Question

Verify each identity.$$\tan \frac{x}{2}+\cot \frac{x}{2}=2 \csc x$$

Answer

**step1** Understanding the problem

The problem asks us to verify the trigonometric identity: $$\tan \frac{x}{2}+\cot \frac{x}{2}=2 \csc x$$. To verify an identity, we typically start with one side (usually the more complex one) and manipulate it using known trigonometric identities until it matches the other side.

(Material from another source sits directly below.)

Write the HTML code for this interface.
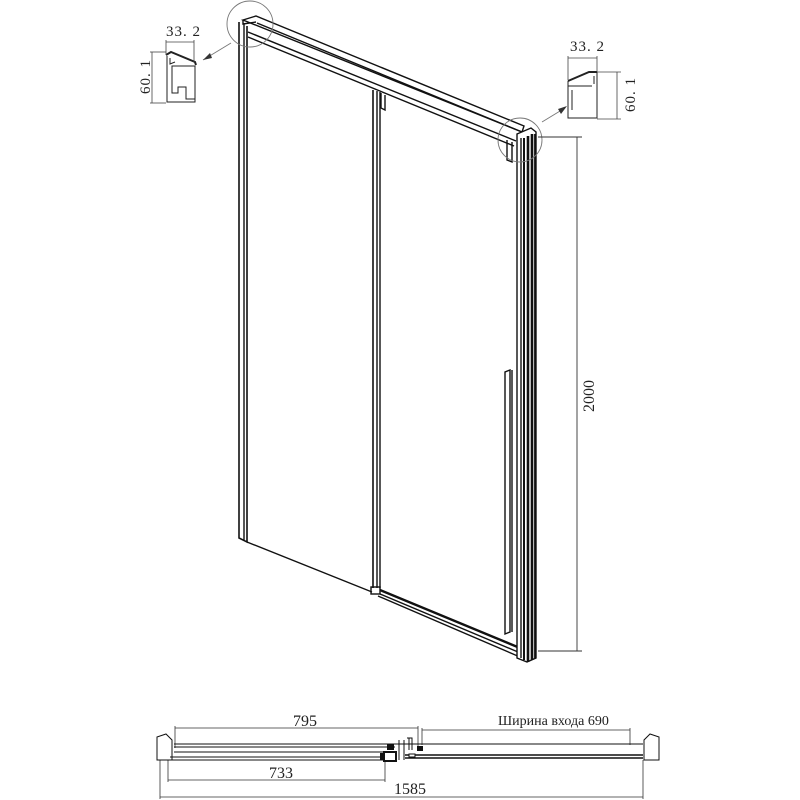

**step2** Expressing in terms of sine and cosine

We begin with the left-hand side (LHS) of the identity: $$\tan \frac{x}{2}+\cot \frac{x}{2}$$.
We know the definitions of tangent and cotangent in terms of sine and cosine:
$$\tan \theta = \frac{\sin \theta}{\cos \theta}$$
$$\cot \theta = \frac{\cos \theta}{\sin \theta}$$
Applying these definitions with $$\theta = \frac{x}{2}$$, we rewrite the LHS as:
$$\tan \frac{x}{2}+\cot \frac{x}{2} = \frac{\sin \frac{x}{2}}{\cos \frac{x}{2}} + \frac{\cos \frac{x}{2}}{\sin \frac{x}{2}}$$

**step3** Combining the fractions

To add these two fractions, we find a common denominator, which is $$\sin \frac{x}{2} \cos \frac{x}{2}$$. We then combine the numerators:
$$\frac{\sin \frac{x}{2}}{\cos \frac{x}{2}} + \frac{\cos \frac{x}{2}}{\sin \frac{x}{2}} = \frac{\sin \frac{x}{2} \cdot \sin \frac{x}{2}}{\cos \frac{x}{2} \cdot \sin \frac{x}{2}} + \frac{\cos \frac{x}{2} \cdot \cos \frac{x}{2}}{\sin \frac{x}{2} \cdot \cos \frac{x}{2}}$$
$$= \frac{\sin^2 \frac{x}{2} + \cos^2 \frac{x}{2}}{\sin \frac{x}{2} \cos \frac{x}{2}}$$

**step4** Applying the Pythagorean identity

We use the fundamental Pythagorean identity, which states that for any angle $$\theta$$, $$\sin^2 \theta + \cos^2 \theta = 1$$.
In our expression, the numerator is $$\sin^2 \frac{x}{2} + \cos^2 \frac{x}{2}$$. According to the identity, this simplifies to $$1$$.
So, our expression becomes:
$$\frac{1}{\sin \frac{x}{2} \cos \frac{x}{2}}$$

**step5** Applying the double angle identity for sine

Now, we look at the denominator, $$\sin \frac{x}{2} \cos \frac{x}{2}$$. We recall the double angle identity for sine:
$$\sin (2\theta) = 2 \sin \theta \cos \theta$$
If we let $$\theta = \frac{x}{2}$$, then $$2\theta = x$$. Substituting this into the double angle identity gives:
$$\sin x = 2 \sin \frac{x}{2} \cos \frac{x}{2}$$
From this, we can express the product in our denominator:
$$\sin \frac{x}{2} \cos \frac{x}{2} = \frac{1}{2} \sin x$$
Substitute this back into our expression:
$$\frac{1}{\frac{1}{2} \sin x}$$

**step6** Simplifying the expression

To simplify the complex fraction, we multiply the numerator by the reciprocal of the denominator:
$$\frac{1}{\frac{1}{2} \sin x} = 1 \cdot \frac{2}{\sin x} = \frac{2}{\sin x}$$

**step7** Expressing in terms of cosecant

Finally, we recall the definition of the cosecant function:
$$\csc x = \frac{1}{\sin x}$$
Using this definition, we can rewrite our expression:
$$\frac{2}{\sin x} = 2 \cdot \frac{1}{\sin x} = 2 \csc x$$

**step8** Conclusion

We started with the left-hand side of the identity, $$\tan \frac{x}{2}+\cot \frac{x}{2}$$, and through a series of trigonometric manipulations, we transformed it into $$2 \csc x$$. This is the right-hand side (RHS) of the original identity.
Since LHS = RHS, the identity is verified:
$$\tan \frac{x}{2}+\cot \frac{x}{2}=2 \csc x$$